═════ Dataset excerpts ═════

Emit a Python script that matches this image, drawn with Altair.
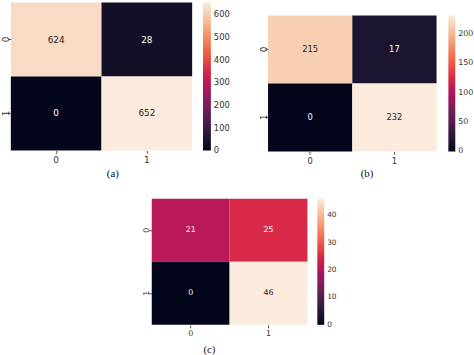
import altair as alt
import pandas as pd

# ---- data ----
true_labels = ["0", "0", "1", "1"]
pred_labels = ["0", "1", "0", "1"]
vals_a = [624, 28, 0, 652]
vals_b = [215, 17, 0, 232]
vals_c = [21, 25, 0, 46]
ticks_a = [0, 100, 200, 300, 400, 500, 600]
ticks_b = [0, 50, 100, 150, 200]
ticks_c = [0, 10, 20, 30, 40]
panel_titles = ["(a)", "(b)", "(c)"]

# seaborn "rocket" colormap stops
rocket_stops = [0, 1 / 7, 2 / 7, 3 / 7, 4 / 7, 5 / 7, 6 / 7, 1.0]
rocket_colors = ["#03051a", "#35193e", "#701f57", "#ad1759",
                 "#e13342", "#f37651", "#f6b48f", "#faebdd"]


def panel(vals, ticks, title, w, h, fs, leg_offset, thick, title_x, title_y):
    df = pd.DataFrame({"true": true_labels, "pred": pred_labels, "v": vals})
    m = max(vals)
    dom = [s * m for s in rocket_stops]
    dom[0] = -m * 0.001
    base = alt.Chart(df).encode(
        x=alt.X("pred:O", sort=["0", "1"],
                axis=alt.Axis(title=title, labelAngle=0, domain=False, ticks=True,
                              tickSize=3, tickColor="#555", labelFontSize=fs,
                              labelColor="#333", labelFont="DejaVu Sans",
                              titleFont="Liberation Serif", titleFontSize=11,
                              titleFontWeight="normal", titleColor="#111",
                              titleX=title_x, titleY=title_y, titleBaseline="middle",
                              labelPadding=2)),
        y=alt.Y("true:O", sort=["0", "1"],
                axis=alt.Axis(title=None, labelAngle=270, domain=False, ticks=True,
                              tickSize=3, tickColor="#555", labelFontSize=fs,
                              labelColor="#333", labelFont="DejaVu Sans",
                              labelPadding=2, labelBaseline="middle", labelAlign="center")),
    )
    rect = base.mark_rect().encode(
        color=alt.Color("v:Q",
                        scale=alt.Scale(domain=dom, range=rocket_colors),
                        legend=alt.Legend(title=None, gradientLength=h,
                                          gradientThickness=thick, offset=leg_offset,
                                          values=ticks, labelFontSize=fs - 0.5,
                                          labelColor="#333", labelFont="DejaVu Sans",
                                          gradientStrokeWidth=0, padding=0,
                                          labelOffset=3, labelBaseline="middle",
                                          direction="vertical"))
    )
    text = base.mark_text(font="DejaVu Sans", fontSize=fs).encode(
        text=alt.Text("v:Q"),
        color=alt.condition(f"datum.v > {m * 0.6}", alt.value("#262626"), alt.value("#ffffff")),
    )
    return alt.layer(rect, text).properties(width=w, height=h).resolve_scale(color="independent")


def spacer(w, h):
    return alt.Chart(pd.DataFrame({"s": [0]})).mark_point(opacity=0).properties(width=w, height=h)


pa = panel(vals_a, ticks_a, panel_titles[0], 184, 150, 9, 11, 8, 103, 23)
pb = panel(vals_b, ticks_b, panel_titles[1], 171, 138, 8.5, 12, 7, 100, 22)
pc = panel(vals_c, ticks_c, panel_titles[2], 158, 128, 8, 10, 7, 58, 25)

top = alt.hconcat(pa, alt.vconcat(spacer(1, 13), pb, spacing=0), spacing=29)
bottom = alt.hconcat(spacer(134, 1), pc, spacing=0)
chart = alt.vconcat(top, bottom, spacing=18).properties(
    padding={"left": 2, "top": 0, "right": 0, "bottom": 0},
    background="white",
).configure_view(stroke=None)

chart.save("out.html", embed_options={"renderer": "svg", "actions": False})
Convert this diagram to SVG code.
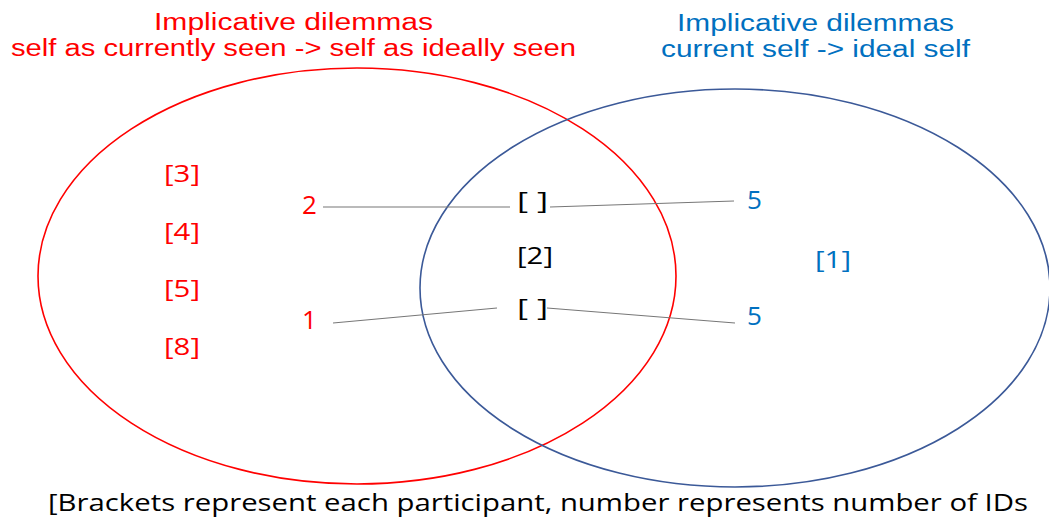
<svg xmlns="http://www.w3.org/2000/svg" width="1049" height="520" viewBox="0 0 1049 520">
<style>
text{font-family:"Open Sans","Liberation Sans",sans-serif;font-size:24px}
.t{font-family:"Liberation Sans","Open Sans",sans-serif;font-size:23px}
.n{font-size:26px}
.r{fill:#ff0000}.b{fill:#0070c0}.k{fill:#000}
.c{stroke:#777;stroke-width:1.2;fill:none}
</style>
<rect width="1049" height="520" fill="#fff"/>
<g id="ellipse-red"><ellipse cx="357" cy="276" rx="319" ry="208" fill="none" stroke="#ff0000" stroke-width="1.6"/></g>
<g id="ellipse-blue"><ellipse cx="735" cy="288" rx="315" ry="199" fill="none" stroke="#3b5998" stroke-width="1.6"/></g>
<g id="title-red"><text x="154" y="30" class="r t" textLength="279" lengthAdjust="spacingAndGlyphs">Implicative dilemmas</text><text x="11" y="56" class="r t" textLength="565" lengthAdjust="spacingAndGlyphs">self as currently seen -&gt; self as ideally seen</text></g>
<g id="title-blue"><text x="677" y="31" class="b t" textLength="277" lengthAdjust="spacingAndGlyphs">Implicative dilemmas</text><text x="661" y="57" class="b t" textLength="309" lengthAdjust="spacingAndGlyphs">current self -&gt; ideal self</text></g>
<g id="red-list"><text x="164" y="182" class="r" textLength="36" lengthAdjust="spacingAndGlyphs">[3]</text><text x="164" y="240" class="r" textLength="36" lengthAdjust="spacingAndGlyphs">[4]</text><text x="164" y="297" class="r" textLength="36" lengthAdjust="spacingAndGlyphs">[5]</text><text x="164" y="355" class="r" textLength="36" lengthAdjust="spacingAndGlyphs">[8]</text></g>
<g id="n2-red"><text x="302" y="214" class="r n">2</text></g>
<g id="n1-red"><text x="302" y="329" class="r n">1</text></g>
<g id="p-top"><text x="517" y="209" class="k" textLength="31" lengthAdjust="spacingAndGlyphs">[  ]</text></g>
<g id="p-mid"><text x="517" y="264" class="k" textLength="36" lengthAdjust="spacingAndGlyphs">[2]</text></g>
<g id="p-bot"><text x="517" y="316" class="k" textLength="31" lengthAdjust="spacingAndGlyphs">[  ]</text></g>
<g id="n5-top"><text x="747" y="209" class="b n">5</text></g>
<g id="n5-bot"><text x="747" y="325" class="b n">5</text></g>
<g id="blue-list"><text x="815" y="268" class="b" textLength="36" lengthAdjust="spacingAndGlyphs">[1]</text></g>
<g id="connectors">
<line class="c" x1="323" y1="207" x2="510" y2="207"/>
<line class="c" x1="550" y1="207" x2="734" y2="201"/>
<line class="c" x1="333" y1="323" x2="497" y2="308"/>
<line class="c" x1="547" y1="308" x2="735" y2="323"/>
</g>
<g id="footer"><text x="48" y="511" class="k" textLength="980" lengthAdjust="spacingAndGlyphs">[Brackets represent each participant, number represents number of IDs</text></g>
</svg>
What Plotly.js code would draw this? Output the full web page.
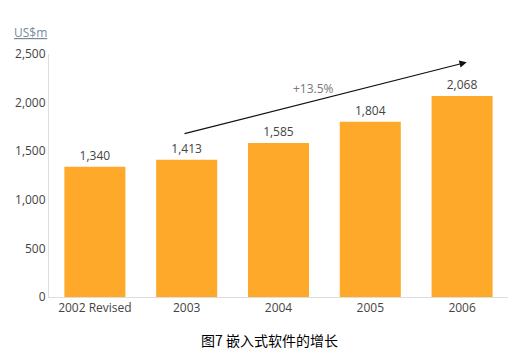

═════

— Instruction —
Transcribe every entry word for word, but skip the pictures.

— Task output —
Emit a Python script that matches this image, drawn with Altair.
import altair as alt
import pandas as pd

# ---- data ----
true_labels = ["0", "0", "1", "1"]
pred_labels = ["0", "1", "0", "1"]
vals_a = [624, 28, 0, 652]
vals_b = [215, 17, 0, 232]
vals_c = [21, 25, 0, 46]
ticks_a = [0, 100, 200, 300, 400, 500, 600]
ticks_b = [0, 50, 100, 150, 200]
ticks_c = [0, 10, 20, 30, 40]
panel_titles = ["(a)", "(b)", "(c)"]

# seaborn "rocket" colormap stops
rocket_stops = [0, 1 / 7, 2 / 7, 3 / 7, 4 / 7, 5 / 7, 6 / 7, 1.0]
rocket_colors = ["#03051a", "#35193e", "#701f57", "#ad1759",
                 "#e13342", "#f37651", "#f6b48f", "#faebdd"]


def panel(vals, ticks, title, w, h, fs, leg_offset, thick, title_x, title_y):
    df = pd.DataFrame({"true": true_labels, "pred": pred_labels, "v": vals})
    m = max(vals)
    dom = [s * m for s in rocket_stops]
    dom[0] = -m * 0.001
    base = alt.Chart(df).encode(
        x=alt.X("pred:O", sort=["0", "1"],
                axis=alt.Axis(title=title, labelAngle=0, domain=False, ticks=True,
                              tickSize=3, tickColor="#555", labelFontSize=fs,
                              labelColor="#333", labelFont="DejaVu Sans",
                              titleFont="Liberation Serif", titleFontSize=11,
                              titleFontWeight="normal", titleColor="#111",
                              titleX=title_x, titleY=title_y, titleBaseline="middle",
                              labelPadding=2)),
        y=alt.Y("true:O", sort=["0", "1"],
                axis=alt.Axis(title=None, labelAngle=270, domain=False, ticks=True,
                              tickSize=3, tickColor="#555", labelFontSize=fs,
                              labelColor="#333", labelFont="DejaVu Sans",
                              labelPadding=2, labelBaseline="middle", labelAlign="center")),
    )
    rect = base.mark_rect().encode(
        color=alt.Color("v:Q",
                        scale=alt.Scale(domain=dom, range=rocket_colors),
                        legend=alt.Legend(title=None, gradientLength=h,
                                          gradientThickness=thick, offset=leg_offset,
                                          values=ticks, labelFontSize=fs - 0.5,
                                          labelColor="#333", labelFont="DejaVu Sans",
                                          gradientStrokeWidth=0, padding=0,
                                          labelOffset=3, labelBaseline="middle",
                                          direction="vertical"))
    )
    text = base.mark_text(font="DejaVu Sans", fontSize=fs).encode(
        text=alt.Text("v:Q"),
        color=alt.condition(f"datum.v > {m * 0.6}", alt.value("#262626"), alt.value("#ffffff")),
    )
    return alt.layer(rect, text).properties(width=w, height=h).resolve_scale(color="independent")


def spacer(w, h):
    return alt.Chart(pd.DataFrame({"s": [0]})).mark_point(opacity=0).properties(width=w, height=h)


pa = panel(vals_a, ticks_a, panel_titles[0], 184, 150, 9, 11, 8, 103, 23)
pb = panel(vals_b, ticks_b, panel_titles[1], 171, 138, 8.5, 12, 7, 100, 22)
pc = panel(vals_c, ticks_c, panel_titles[2], 158, 128, 8, 10, 7, 58, 25)

top = alt.hconcat(pa, alt.vconcat(spacer(1, 13), pb, spacing=0), spacing=29)
bottom = alt.hconcat(spacer(134, 1), pc, spacing=0)
chart = alt.vconcat(top, bottom, spacing=18).properties(
    padding={"left": 2, "top": 0, "right": 0, "bottom": 0},
    background="white",
).configure_view(stroke=None)

chart.save("out.html", embed_options={"renderer": "svg", "actions": False})
Convert this diagram to SVG code.
<svg xmlns="http://www.w3.org/2000/svg" width="1049" height="520" viewBox="0 0 1049 520">
<style>
text{font-family:"Open Sans","Liberation Sans",sans-serif;font-size:24px}
.t{font-family:"Liberation Sans","Open Sans",sans-serif;font-size:23px}
.n{font-size:26px}
.r{fill:#ff0000}.b{fill:#0070c0}.k{fill:#000}
.c{stroke:#777;stroke-width:1.2;fill:none}
</style>
<rect width="1049" height="520" fill="#fff"/>
<g id="ellipse-red"><ellipse cx="357" cy="276" rx="319" ry="208" fill="none" stroke="#ff0000" stroke-width="1.6"/></g>
<g id="ellipse-blue"><ellipse cx="735" cy="288" rx="315" ry="199" fill="none" stroke="#3b5998" stroke-width="1.6"/></g>
<g id="title-red"><text x="154" y="30" class="r t" textLength="279" lengthAdjust="spacingAndGlyphs">Implicative dilemmas</text><text x="11" y="56" class="r t" textLength="565" lengthAdjust="spacingAndGlyphs">self as currently seen -&gt; self as ideally seen</text></g>
<g id="title-blue"><text x="677" y="31" class="b t" textLength="277" lengthAdjust="spacingAndGlyphs">Implicative dilemmas</text><text x="661" y="57" class="b t" textLength="309" lengthAdjust="spacingAndGlyphs">current self -&gt; ideal self</text></g>
<g id="red-list"><text x="164" y="182" class="r" textLength="36" lengthAdjust="spacingAndGlyphs">[3]</text><text x="164" y="240" class="r" textLength="36" lengthAdjust="spacingAndGlyphs">[4]</text><text x="164" y="297" class="r" textLength="36" lengthAdjust="spacingAndGlyphs">[5]</text><text x="164" y="355" class="r" textLength="36" lengthAdjust="spacingAndGlyphs">[8]</text></g>
<g id="n2-red"><text x="302" y="214" class="r n">2</text></g>
<g id="n1-red"><text x="302" y="329" class="r n">1</text></g>
<g id="p-top"><text x="517" y="209" class="k" textLength="31" lengthAdjust="spacingAndGlyphs">[  ]</text></g>
<g id="p-mid"><text x="517" y="264" class="k" textLength="36" lengthAdjust="spacingAndGlyphs">[2]</text></g>
<g id="p-bot"><text x="517" y="316" class="k" textLength="31" lengthAdjust="spacingAndGlyphs">[  ]</text></g>
<g id="n5-top"><text x="747" y="209" class="b n">5</text></g>
<g id="n5-bot"><text x="747" y="325" class="b n">5</text></g>
<g id="blue-list"><text x="815" y="268" class="b" textLength="36" lengthAdjust="spacingAndGlyphs">[1]</text></g>
<g id="connectors">
<line class="c" x1="323" y1="207" x2="510" y2="207"/>
<line class="c" x1="550" y1="207" x2="734" y2="201"/>
<line class="c" x1="333" y1="323" x2="497" y2="308"/>
<line class="c" x1="547" y1="308" x2="735" y2="323"/>
</g>
<g id="footer"><text x="48" y="511" class="k" textLength="980" lengthAdjust="spacingAndGlyphs">[Brackets represent each participant, number represents number of IDs</text></g>
</svg>
What Plotly.js code would draw this? Output the full web page.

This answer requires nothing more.